1. **Graph the Constraints:**
* First, let's look at the lines created by the constraints:
* `x >= 9`: This is a vertical line at `x=9`. The feasible region is to the right of this line.
* `0 <= y <= 7`: This means `y >= 0` (the x-axis) and `y <= 7` (a horizontal line at `y=7`). The feasible region is between these two lines.
* `-x + 3y <= -6`: We can rewrite this as `3y <= x - 6`, or `y <= (1/3)x - 2`. To plot this line, we can find a few points:
* If `x=9`, `y = (1/3)(9) - 2 = 3 - 2 = 1`. So, the line passes through (9,1).
* If `y=0`, `0 = (1/3)x - 2` => `x = 6`. So, the line passes through (6,0).
* If `y=7`, `7 = (1/3)x - 2` => `9 = (1/3)x` => `x = 27`. So, the line passes through (27,7).
The feasible region is below this line.

2. **Identify the Feasible Region (and Sketch it):**
* Imagine sketching the coordinate plane.
* Draw the vertical line `x=9`.
* Draw the horizontal lines `y=0` (the x-axis) and `y=7`.
* Draw the line `y = (1/3)x - 2` through points like (6,0), (9,1), and (27,7).
* The feasible region is where all the conditions are met: `x` is 9 or greater, `y` is between 0 and 7, AND `y` is below or on the line `y = (1/3)x - 2`.
* You'll find that the region is bounded by the line segment from (9,0) to (9,1) (part of `x=9`), then by the line segment from (9,1) to (27,7) (part of `y = (1/3)x - 2`).
* Crucially, from (9,0), the region extends horizontally to the right along `y=0` indefinitely (`x >= 9`).
* And from (27,7), the region extends horizontally to the right along `y=7` indefinitely (`x >= 27`).
* This means the feasible region is an **unbounded** shape. It's like a quadrilateral that stretches infinitely to the right.

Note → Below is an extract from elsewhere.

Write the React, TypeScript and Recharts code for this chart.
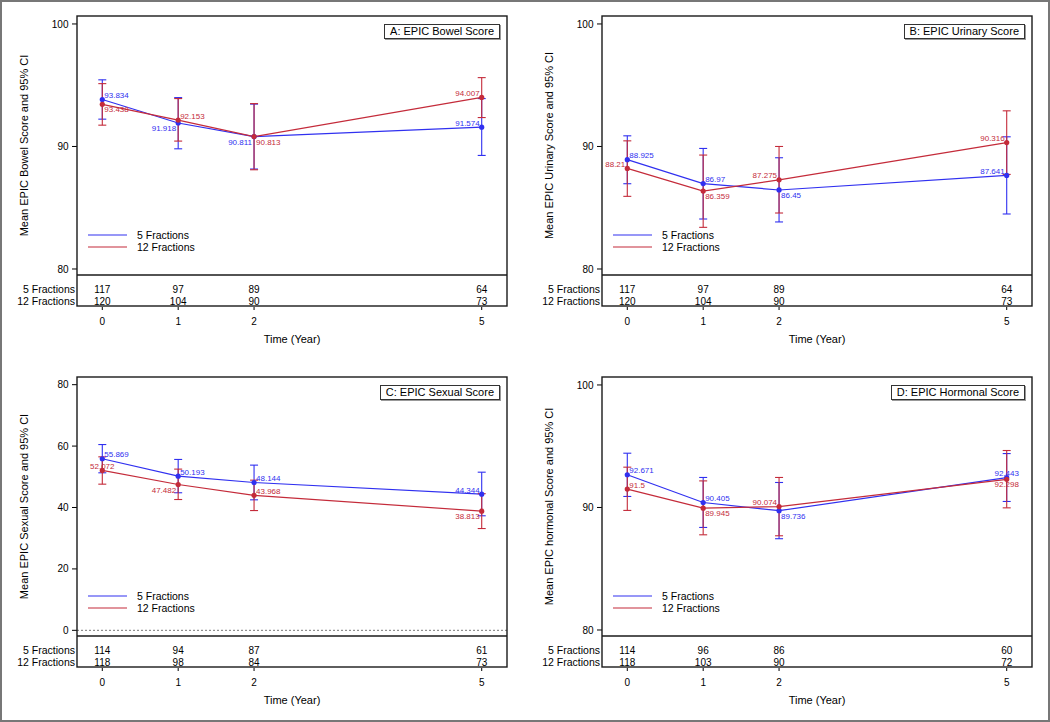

3. **Find the Vertices (Corner Points):**
* The vertices of the feasible region are:
* **V1:** Intersection of `x=9` and `y=0` is **(9,0)**.
* **V2:** Intersection of `x=9` and `y = (1/3)x - 2` is **(9,1)**.
* **V3:** Intersection of `y=7` and `y = (1/3)x - 2` is **(27,7)**.

4. **Evaluate the Objective Function at the Vertices:**
* The objective function is `z = x + y`.
* At **V1 (9,0)**: `z = 9 + 0 = 9`.
* At **V2 (9,1)**: `z = 9 + 1 = 10`.
* At **V3 (27,7)**: `z = 27 + 7 = 34`.

5. **Determine Minimum and Maximum Values:**
* **Minimum:** In an unbounded region, if a minimum exists, it will be at one of the vertices. Comparing the `z` values at the vertices, the smallest value is **9 at (9,0)**. The "level lines" of `z=x+y` (which have a slope of -1) would first touch the feasible region at (9,0) as `z` decreases.
* **Maximum:** Since the feasible region extends infinitely to the right along both `y=0` (where `z = x`) and `y=7` (where `z = x + 7`), and `x` can increase without bound, the value of `z` can also increase without bound. Therefore, there is **no maximum value** for `z`.